TO DO: Return the listing below exactly, with the pictures dropped.

DATA SHOWN:
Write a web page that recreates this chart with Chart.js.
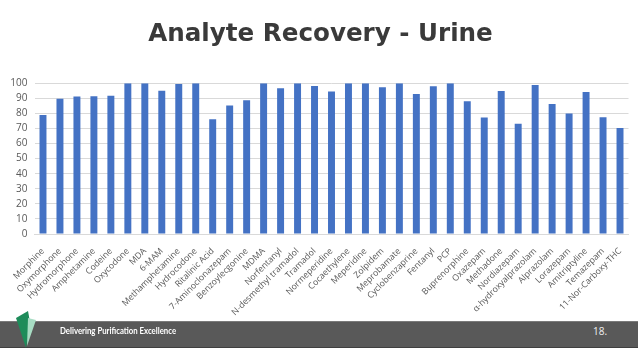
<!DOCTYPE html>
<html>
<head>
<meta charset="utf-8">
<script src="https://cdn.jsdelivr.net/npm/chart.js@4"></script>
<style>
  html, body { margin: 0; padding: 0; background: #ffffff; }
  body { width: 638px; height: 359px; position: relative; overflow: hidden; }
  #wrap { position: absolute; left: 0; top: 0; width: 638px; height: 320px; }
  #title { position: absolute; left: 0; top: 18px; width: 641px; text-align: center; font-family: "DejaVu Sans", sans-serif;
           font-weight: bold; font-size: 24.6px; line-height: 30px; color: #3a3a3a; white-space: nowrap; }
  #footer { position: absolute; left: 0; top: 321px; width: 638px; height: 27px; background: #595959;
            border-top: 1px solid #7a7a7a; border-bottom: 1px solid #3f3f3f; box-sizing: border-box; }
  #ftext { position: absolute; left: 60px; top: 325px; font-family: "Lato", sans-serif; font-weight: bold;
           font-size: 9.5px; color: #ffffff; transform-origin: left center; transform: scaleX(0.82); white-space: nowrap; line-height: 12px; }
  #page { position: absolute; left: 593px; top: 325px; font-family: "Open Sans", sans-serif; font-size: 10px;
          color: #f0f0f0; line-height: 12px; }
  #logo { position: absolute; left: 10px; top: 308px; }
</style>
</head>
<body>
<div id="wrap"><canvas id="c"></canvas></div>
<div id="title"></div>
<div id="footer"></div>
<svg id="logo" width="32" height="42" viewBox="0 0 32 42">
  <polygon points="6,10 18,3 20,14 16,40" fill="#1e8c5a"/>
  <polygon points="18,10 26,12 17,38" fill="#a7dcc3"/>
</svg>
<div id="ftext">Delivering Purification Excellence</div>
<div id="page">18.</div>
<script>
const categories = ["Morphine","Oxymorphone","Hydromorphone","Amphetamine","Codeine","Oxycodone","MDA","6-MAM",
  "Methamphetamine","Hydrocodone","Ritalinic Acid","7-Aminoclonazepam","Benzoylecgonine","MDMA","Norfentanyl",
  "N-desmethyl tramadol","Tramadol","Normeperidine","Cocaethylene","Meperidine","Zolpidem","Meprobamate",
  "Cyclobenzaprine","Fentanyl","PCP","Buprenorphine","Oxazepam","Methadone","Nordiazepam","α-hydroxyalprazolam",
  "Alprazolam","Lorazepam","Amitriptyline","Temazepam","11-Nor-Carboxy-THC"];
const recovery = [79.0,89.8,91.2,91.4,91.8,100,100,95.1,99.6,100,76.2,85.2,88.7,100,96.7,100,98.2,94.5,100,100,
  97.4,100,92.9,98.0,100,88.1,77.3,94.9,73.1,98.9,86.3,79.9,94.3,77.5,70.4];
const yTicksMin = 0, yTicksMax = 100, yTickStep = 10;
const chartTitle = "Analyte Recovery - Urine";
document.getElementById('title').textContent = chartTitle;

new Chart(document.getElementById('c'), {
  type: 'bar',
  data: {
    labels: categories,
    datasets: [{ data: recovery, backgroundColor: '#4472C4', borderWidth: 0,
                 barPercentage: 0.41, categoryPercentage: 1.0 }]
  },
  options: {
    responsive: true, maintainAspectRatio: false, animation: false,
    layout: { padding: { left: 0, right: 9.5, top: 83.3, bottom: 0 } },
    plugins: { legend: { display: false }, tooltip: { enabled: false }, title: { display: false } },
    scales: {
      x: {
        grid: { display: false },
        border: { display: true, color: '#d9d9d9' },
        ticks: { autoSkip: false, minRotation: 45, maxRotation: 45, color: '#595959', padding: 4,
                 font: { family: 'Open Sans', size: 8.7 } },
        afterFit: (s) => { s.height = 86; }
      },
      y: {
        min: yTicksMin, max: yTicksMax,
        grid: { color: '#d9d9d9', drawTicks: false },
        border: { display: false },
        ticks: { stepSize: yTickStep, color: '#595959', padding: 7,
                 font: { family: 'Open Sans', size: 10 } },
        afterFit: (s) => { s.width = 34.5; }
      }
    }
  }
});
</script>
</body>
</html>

PROBLEM SOLUTION:
Write a web page that recreates this chart with Chart.js.
<!DOCTYPE html>
<html>
<head>
<meta charset="utf-8">
<script src="https://cdn.jsdelivr.net/npm/chart.js@4"></script>
<style>
  html, body { margin: 0; padding: 0; background: #ffffff; }
  body { width: 638px; height: 359px; position: relative; overflow: hidden; }
  #wrap { position: absolute; left: 0; top: 0; width: 638px; height: 320px; }
  #title { position: absolute; left: 0; top: 18px; width: 641px; text-align: center; font-family: "DejaVu Sans", sans-serif;
           font-weight: bold; font-size: 24.6px; line-height: 30px; color: #3a3a3a; white-space: nowrap; }
  #footer { position: absolute; left: 0; top: 321px; width: 638px; height: 27px; background: #595959;
            border-top: 1px solid #7a7a7a; border-bottom: 1px solid #3f3f3f; box-sizing: border-box; }
  #ftext { position: absolute; left: 60px; top: 325px; font-family: "Lato", sans-serif; font-weight: bold;
           font-size: 9.5px; color: #ffffff; transform-origin: left center; transform: scaleX(0.82); white-space: nowrap; line-height: 12px; }
  #page { position: absolute; left: 593px; top: 325px; font-family: "Open Sans", sans-serif; font-size: 10px;
          color: #f0f0f0; line-height: 12px; }
  #logo { position: absolute; left: 10px; top: 308px; }
</style>
</head>
<body>
<div id="wrap"><canvas id="c"></canvas></div>
<div id="title"></div>
<div id="footer"></div>
<svg id="logo" width="32" height="42" viewBox="0 0 32 42">
  <polygon points="6,10 18,3 20,14 16,40" fill="#1e8c5a"/>
  <polygon points="18,10 26,12 17,38" fill="#a7dcc3"/>
</svg>
<div id="ftext">Delivering Purification Excellence</div>
<div id="page">18.</div>
<script>
const categories = ["Morphine","Oxymorphone","Hydromorphone","Amphetamine","Codeine","Oxycodone","MDA","6-MAM",
  "Methamphetamine","Hydrocodone","Ritalinic Acid","7-Aminoclonazepam","Benzoylecgonine","MDMA","Norfentanyl",
  "N-desmethyl tramadol","Tramadol","Normeperidine","Cocaethylene","Meperidine","Zolpidem","Meprobamate",
  "Cyclobenzaprine","Fentanyl","PCP","Buprenorphine","Oxazepam","Methadone","Nordiazepam","α-hydroxyalprazolam",
  "Alprazolam","Lorazepam","Amitriptyline","Temazepam","11-Nor-Carboxy-THC"];
const recovery = [79.0,89.8,91.2,91.4,91.8,100,100,95.1,99.6,100,76.2,85.2,88.7,100,96.7,100,98.2,94.5,100,100,
  97.4,100,92.9,98.0,100,88.1,77.3,94.9,73.1,98.9,86.3,79.9,94.3,77.5,70.4];
const yTicksMin = 0, yTicksMax = 100, yTickStep = 10;
const chartTitle = "Analyte Recovery - Urine";
document.getElementById('title').textContent = chartTitle;

new Chart(document.getElementById('c'), {
  type: 'bar',
  data: {
    labels: categories,
    datasets: [{ data: recovery, backgroundColor: '#4472C4', borderWidth: 0,
                 barPercentage: 0.41, categoryPercentage: 1.0 }]
  },
  options: {
    responsive: true, maintainAspectRatio: false, animation: false,
    layout: { padding: { left: 0, right: 9.5, top: 83.3, bottom: 0 } },
    plugins: { legend: { display: false }, tooltip: { enabled: false }, title: { display: false } },
    scales: {
      x: {
        grid: { display: false },
        border: { display: true, color: '#d9d9d9' },
        ticks: { autoSkip: false, minRotation: 45, maxRotation: 45, color: '#595959', padding: 4,
                 font: { family: 'Open Sans', size: 8.7 } },
        afterFit: (s) => { s.height = 86; }
      },
      y: {
        min: yTicksMin, max: yTicksMax,
        grid: { color: '#d9d9d9', drawTicks: false },
        border: { display: false },
        ticks: { stepSize: yTickStep, color: '#595959', padding: 7,
                 font: { family: 'Open Sans', size: 10 } },
        afterFit: (s) => { s.width = 34.5; }
      }
    }
  }
});
</script>
</body>
</html>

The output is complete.